Avec ce roman Nathalie Kuperman dresse le portrait d'une nouvelle génération d'employés, celle pour laquelle la sécurité de l'emploi est une notion révolue et sur laquelle le ciel peut tomber à tout moment. Les salariés passent par une phase d'abattement, puis d'espoir. Peut-être le nouveau patron est-il prévenant après tout, soucieux des personnes qui vont désormais travailler pour lui ? Mais en fait on se rend vite compte que le patron n'est pas le réel problème. Comme le disait Thomas Hobbes, l'homme est un loup pour l'homme. Le souci de chacun devient son collègue. Certains essayent de tirer leur épingle du jeu, mais le jeu est dangereux et on peut vite se laisser prendre à son propre piège. La narration alterne entre la pensée collective, le choeur, et les pensées de chacun, qui convergent ou divergent selon les cas.
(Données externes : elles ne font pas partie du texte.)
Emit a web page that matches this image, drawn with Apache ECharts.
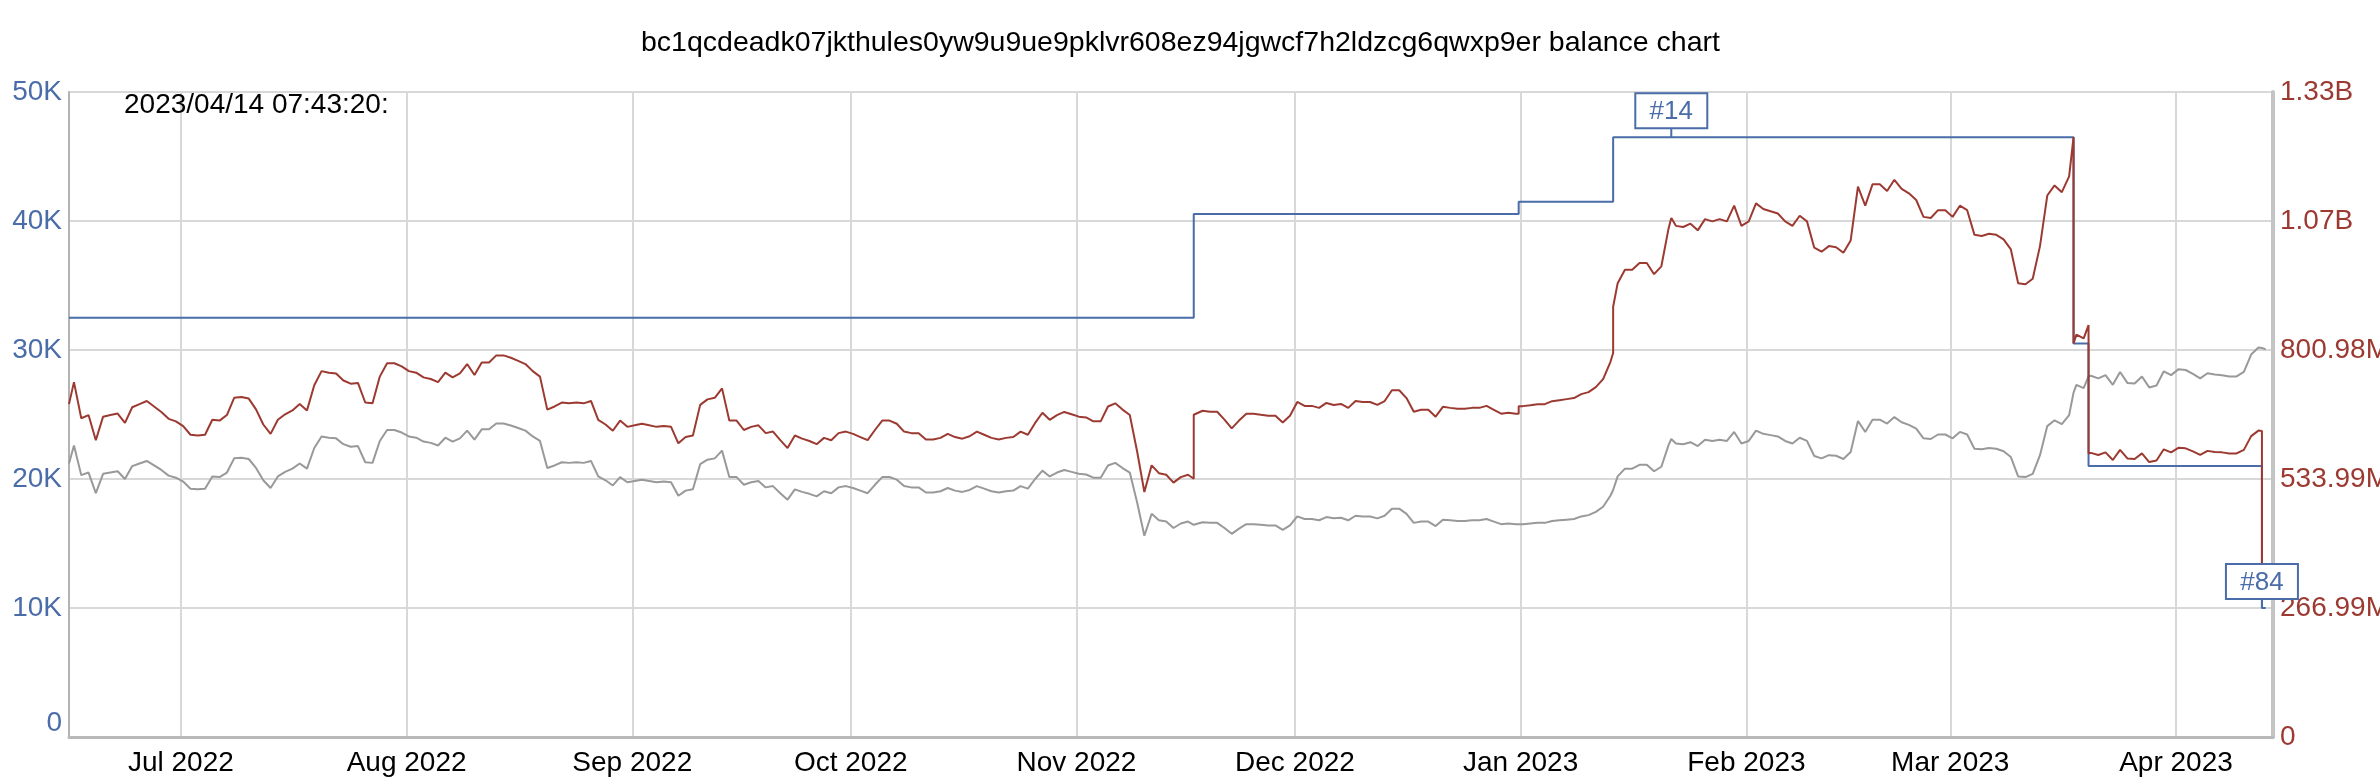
<!DOCTYPE html>
<html>
<head>
<meta charset="utf-8">
<script src="https://cdn.jsdelivr.net/npm/echarts@6/dist/echarts.min.js"></script>
<style>
html,body{margin:0;padding:0;background:#fff;overflow:hidden;}
#chart{width:2380px;height:778px;}
</style>
</head>
<body>
<div id="chart"></div>
<script>
// ---------------- DATA ----------------
const TITLE = 'bc1qcdeadk07jkthules0yw9u9ue9pklvr608ez94jgwcf7h2ldzcg6qwxp9er balance chart';
const STAMP = '2023/04/14 07:43:20:';
const MONTHS = ['Jan','Feb','Mar','Apr','May','Jun','Jul','Aug','Sep','Oct','Nov','Dec'];
const AXIS_MIN = '2022-06-15 15:20';
const AXIS_MAX = '2023-04-14 07:43:20';
const FIRST_DAY = '2022-06-16 07:43:20';   // daily samples start here, one per day

// left axis (balance / price, thousands)
const leftTicks = [0, 10, 20, 30, 40, 50];
// right axis (USD value, millions)
const rightTicks = [0, 266.993, 533.986, 800.979, 1067.972, 1334.965];

// BTC price, K USD, daily 2022-06-16 .. 2023-04-13 (grey line)
const priceDays = [
  22.6,20.3,20.5,18.9,20.4,20.5,20.6,20.0,21.0,21.2,21.4,21.05,20.7,20.26,20.1,
  19.8,19.25,19.2,19.25,20.2,20.15,20.5,21.6,21.65,21.55,20.86,19.9,19.3,20.2,20.55,20.8,21.2,20.8,22.4,23.3,23.2,23.15,22.7,22.5,22.55,21.3,21.25,22.95,23.8,23.8,23.6,
  23.3,23.2,22.9,22.8,22.6,23.2,22.9,23.15,23.75,23.05,23.85,23.85,24.3,24.3,24.15,23.95,23.75,23.3,22.95,20.85,21.05,21.3,21.25,21.3,21.25,21.4,20.2,19.9,19.5,20.15,19.75,
  19.85,19.95,19.85,19.75,19.8,19.75,18.7,19.1,19.2,21.15,21.5,21.6,22.2,20.15,20.15,19.55,19.75,19.85,19.35,19.45,18.9,18.4,19.2,19.0,18.85,18.65,19.05,18.9,19.35,19.45,
  19.3,19.1,18.9,19.55,20.15,20.15,19.95,19.45,19.35,19.35,18.95,18.95,19.05,19.3,19.1,19.0,19.15,19.45,19.25,19.05,18.95,19.05,19.1,19.45,19.25,20.0,20.65,20.2,20.5,20.7,20.55,
  20.4,20.35,20.1,20.1,21.05,21.25,20.85,20.5,18.2,15.6,17.3,16.8,16.7,16.2,16.55,16.7,16.4,16.65,16.6,16.6,16.2,15.75,16.15,16.5,16.5,16.45,16.4,16.4,16.05,16.4,
  17.1,16.9,16.9,16.8,17.05,16.95,17.0,16.8,17.15,17.1,17.1,16.95,17.15,17.7,17.7,17.3,16.6,16.7,16.7,16.35,16.85,16.8,16.75,16.75,16.8,16.8,16.9,16.7,16.5,16.55,16.5,
  16.5,16.55,16.6,16.6,16.75,16.8,16.85,16.9,17.1,17.2,17.45,17.85,18.7,20.2,20.8,20.8,21.1,21.1,20.6,20.95,22.65,22.75,22.7,22.85,22.55,23.05,22.95,23.05,22.95,23.65,22.75,
  22.95,23.75,23.5,23.4,23.3,22.95,22.75,23.2,22.95,21.78,21.6,21.85,21.8,21.55,22.1,24.5,23.65,24.6,24.6,24.3,24.8,24.4,24.2,23.9,23.15,23.1,23.45,23.45,
  23.15,23.65,23.45,22.35,22.3,22.4,22.35,22.15,21.7,20.2,20.15,20.4,21.85,24.1,24.55,24.25,24.95,27.3,27.05,28.0,27.8,28.05,27.3,28.3,27.45,27.4,27.95,27.1,27.25,28.35,28.05,
  28.5,28.45,28.15,27.8,28.2,28.1,28.05,27.95,27.95,28.3,29.65,30.2,30.05
];

// USD value of the balance, M USD, daily 2022-06-16 .. 2023-04-13 (red line)
const valueDays = [
  734.5,659.8,666.3,614.3,663.0,666.3,669.5,650.0,682.5,689.0,695.5,684.1,672.8,658.5,653.3,
  643.5,625.6,624.0,625.6,656.5,654.9,666.3,702.0,703.6,700.4,678.0,646.8,627.3,656.5,667.9,676.0,689.0,676.0,728.0,757.3,754.0,752.4,737.8,731.3,732.9,692.3,690.6,745.9,773.5,773.5,767.0,
  757.3,754.0,744.3,741.0,734.5,754.0,744.3,752.4,771.9,749.1,775.1,775.1,789.8,789.8,784.9,778.4,771.9,757.3,745.9,677.6,684.1,692.3,690.6,692.3,690.6,695.5,656.5,646.8,633.8,654.9,641.9,
  645.1,648.4,645.1,641.9,643.5,641.9,607.8,620.8,624.0,687.4,698.8,702.0,721.5,654.9,654.9,635.4,641.9,645.1,628.9,632.1,614.3,598.0,624.0,617.5,612.6,606.1,619.1,614.3,628.9,632.1,
  627.3,620.8,614.3,635.4,654.9,654.9,648.4,632.1,628.9,628.9,615.9,615.9,619.1,627.3,620.8,617.5,622.4,632.1,625.6,619.1,615.9,619.1,620.8,632.1,625.6,650.0,671.1,656.5,666.3,672.8,667.9,
  663.0,661.4,653.3,653.3,684.1,690.6,677.6,666.3,591.5,507.0,562.3,546.0,542.8,526.5,537.9,542.8,665.0,675.2,673.1,673.1,656.9,638.7,654.9,669.1,669.1,667.0,665.0,665.0,650.8,665.0,
  693.4,685.3,685.3,681.2,691.4,687.3,689.4,681.2,695.4,693.4,693.4,687.3,695.4,717.7,717.7,701.5,673.1,677.2,677.2,663.0,683.3,681.2,679.2,679.2,681.2,681.2,685.3,677.2,669.1,671.1,669.1,
  684.8,686.8,688.9,688.9,695.1,697.2,699.3,701.4,709.7,713.8,724.2,740.8,776.1,939.3,967.2,967.2,981.2,981.2,957.9,974.2,1053.2,1057.9,1055.6,1062.5,1048.6,1071.8,1067.2,1071.8,1067.2,1099.7,1057.9,
  1067.2,1104.4,1092.8,1088.1,1083.5,1067.2,1057.9,1078.8,1067.2,1012.8,1004.4,1016.0,1013.7,1002.1,1027.7,1139.3,1099.7,1143.9,1143.9,1130.0,1153.2,1134.6,1125.3,1111.4,1076.5,1074.2,1090.4,1090.4,
  1076.5,1099.7,1090.4,1039.3,1037.0,1041.6,1039.3,1030.0,1009.1,939.3,937.0,948.6,1016.0,1120.7,1141.6,1127.6,1160.2,832.7,825.0,588.0,583.8,589.1,573.3,594.3,576.5,575.4,587.0,569.1,572.3,595.4,589.1,
  598.5,597.5,591.2,583.8,592.2,590.1,589.1,587.0,587.0,594.3,622.7,634.2,300.5
];

// first sample
const startTime = '2022-06-15 15:20';
const startPrice = 21.2;
const startValue = 689.0;

// balance-changing transactions
const eventTimes = ['2022-11-17 02:30','2022-12-31 17:30','2023-01-13 16:50','2023-03-17 22:20','2023-03-19 23:45','2023-04-12 19:15'];
const eventPrice = [16.45, 16.5, 19.15, 26.7, 27.95, 30.15];
const eventValueBefore = [534.6, 669.1, 794.7, 1241.6, 852.5, 633.2];
const eventValueAfter  = [667.0, 684.8, 890.5, 814.4, 587.0, 301.5];

// other sample (flag #14)
const extraTimes = ['2023-01-21 16:30'];
const extraPrice = [23.1];
const extraValue = [1074.2];

// balance (K BTC), step line (blue)
const balanceTimes = ['2022-06-15 15:20','2022-11-17 02:30','2022-12-31 17:30','2023-01-13 16:50','2023-03-17 22:20','2023-03-19 23:45','2023-04-12 19:15','2023-04-13 07:43:20'];
const balanceValues = [32.5, 40.55, 41.5, 46.5, 30.5, 21.0, 10.0, 10.0];

// flags
const flagTimes = ['2023-01-21 16:30','2023-04-12 19:15'];
const flagBalance = [46.5, 10.0];
const flagTexts = ['#14','#84'];

// ---------------- STYLE ----------------
const BLUE = '#4a6ca8';
const RED = '#9c3a32';
const GREY = '#999999';
const FONT = '"Liberation Sans", Arial, Helvetica, sans-serif';

function t(s) {
  const parts = s.split(' ');
  const d = parts[0].split('-').map(Number);
  const tm = (parts[1] || '00:00').split(':').map(Number);
  return new Date(d[0], d[1] - 1, d[2], tm[0], tm[1], tm[2] || 0).getTime();
}
const first = new Date(t(FIRST_DAY));
const dayTimes = priceDays.map((_, i) => {
  const d = new Date(first.getTime());
  d.setDate(d.getDate() + i);
  return d.getTime();
});

const byTime = (a, b) => a[0] - b[0];

const priceData = [[t(startTime), startPrice]]
  .concat(dayTimes.map((tt, i) => [tt, priceDays[i]]))
  .concat(eventTimes.map((s, i) => [t(s), eventPrice[i]]))
  .concat(extraTimes.map((s, i) => [t(s), extraPrice[i]]))
  .sort(byTime);

const valuePts = [[t(startTime), startValue]]
  .concat(dayTimes.map((tt, i) => [tt, valueDays[i]]))
  .concat(extraTimes.map((s, i) => [t(s), extraValue[i]]));
eventTimes.forEach((s, i) => {
  valuePts.push([t(s), eventValueBefore[i]]);
  valuePts.push([t(s), eventValueAfter[i]]);
});
const valueData = valuePts.sort(byTime);

const balanceData = balanceTimes.map((s, i) => [t(s), balanceValues[i]]);
const flagData = flagTimes.map((s, i) => [t(s), flagBalance[i]]);

const chart = echarts.init(document.getElementById('chart'), null, {renderer: 'canvas'});

chart.setOption({
  animation: false,
  backgroundColor: '#ffffff',
  title: {
    text: TITLE,
    left: 636,
    top: 24,
    textStyle: {fontFamily: FONT, fontSize: 28.5, fontWeight: 'normal', color: '#000'}
  },
  graphic: [{
    type: 'text', left: 124, top: 91, z: 10,
    style: {text: STAMP, font: '28px ' + FONT, fill: '#000'}
  }],
  grid: {left: 69, right: 107, top: 92, bottom: 41, containLabel: false, outerBoundsMode: 'none'},
  xAxis: {
    type: 'time',
    min: t(AXIS_MIN),
    max: t(AXIS_MAX),
    splitNumber: 10,
    minInterval: 28 * 86400000,
    maxInterval: 31 * 86400000,
    axisLine: {show: true, lineStyle: {color: '#b9b9b9', width: 3}},
    axisTick: {show: false},
    splitLine: {show: true, lineStyle: {color: '#d8d8d8', width: 2}},
    axisLabel: {
      showMinLabel: false, showMaxLabel: false,
      margin: 12,
      color: '#000', fontFamily: FONT, fontSize: 28,
      formatter: function (v) { const d = new Date(v); return MONTHS[d.getMonth()] + ' ' + d.getFullYear(); }
    }
  },
  yAxis: [{
    type: 'value', position: 'left',
    min: leftTicks[0], max: leftTicks[leftTicks.length - 1], interval: leftTicks[1] - leftTicks[0],
    axisLine: {show: true, lineStyle: {color: '#b3b3b3', width: 2}},
    axisTick: {show: false},
    splitLine: {show: true, lineStyle: {color: '#d8d8d8', width: 2}},
    axisLabel: {
      margin: 7, color: BLUE, fontFamily: FONT, fontSize: 28,
      verticalAlignMinLabel: 'bottom',
      formatter: v => v === 0 ? '0' : v + 'K'
    }
  }, {
    type: 'value', position: 'right',
    min: rightTicks[0], max: rightTicks[rightTicks.length - 1], interval: rightTicks[1] - rightTicks[0],
    axisLine: {show: true, lineStyle: {color: '#c4c4c4', width: 4}},
    axisTick: {show: false},
    splitLine: {show: false},
    axisLabel: {
      margin: 7, color: RED, fontFamily: FONT, fontSize: 28,
      formatter: v => v < 1 ? '0' : (v >= 1000 ? (v / 1000).toFixed(2) + 'B' : v.toFixed(2) + 'M')
    }
  }],
  series: [{
    name: 'price', type: 'line', yAxisIndex: 0, z: 2,
    data: priceData, showSymbol: false, symbol: 'none',
    lineStyle: {color: GREY, width: 2}
  }, {
    name: 'balance', type: 'line', yAxisIndex: 0, z: 3, step: 'end',
    data: balanceData, showSymbol: false, symbol: 'none',
    lineStyle: {color: BLUE, width: 2}
  }, {
    name: 'value', type: 'line', yAxisIndex: 1, z: 4,
    data: valueData, showSymbol: false, symbol: 'none',
    lineStyle: {color: RED, width: 2}
  }, {
    name: 'flags', type: 'custom', yAxisIndex: 0, z: 6, clip: false,
    data: flagData,
    renderItem: function (params, api) {
      const p = api.coord([api.value(0), api.value(1)]);
      const w = 72, h = 35, gap = 9;
      return {
        type: 'group',
        children: [
          {type: 'line', shape: {x1: p[0], y1: p[1] - gap, x2: p[0], y2: p[1]}, style: {stroke: BLUE, lineWidth: 2}},
          {type: 'rect', shape: {x: p[0] - w / 2, y: p[1] - gap - h, width: w, height: h}, style: {fill: '#fff', stroke: BLUE, lineWidth: 2}},
          {type: 'text', x: p[0], y: p[1] - gap - h / 2 + 1,
           style: {text: flagTexts[params.dataIndex], fill: BLUE, font: '26px ' + FONT, align: 'center', verticalAlign: 'middle'}}
        ]
      };
    }
  }]
});
</script>
</body>
</html>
Cette mise à nu de la vie d'entreprise est terriblement effrayante mais malheureusement véridique. L'approche de cet état de fait par la fiction permet d'humaniser les protagonistes, révélant leurs failles, leurs doutes et leurs déceptions, et d'amoindrir ainsi la mesquinerie de leurs actes. La qualité du roman réside véritablement en la capacité de l'auteure à rendre le malaise palpable et à analyser la psychologie des hommes dans ce type de situation. Une jolie prouesse.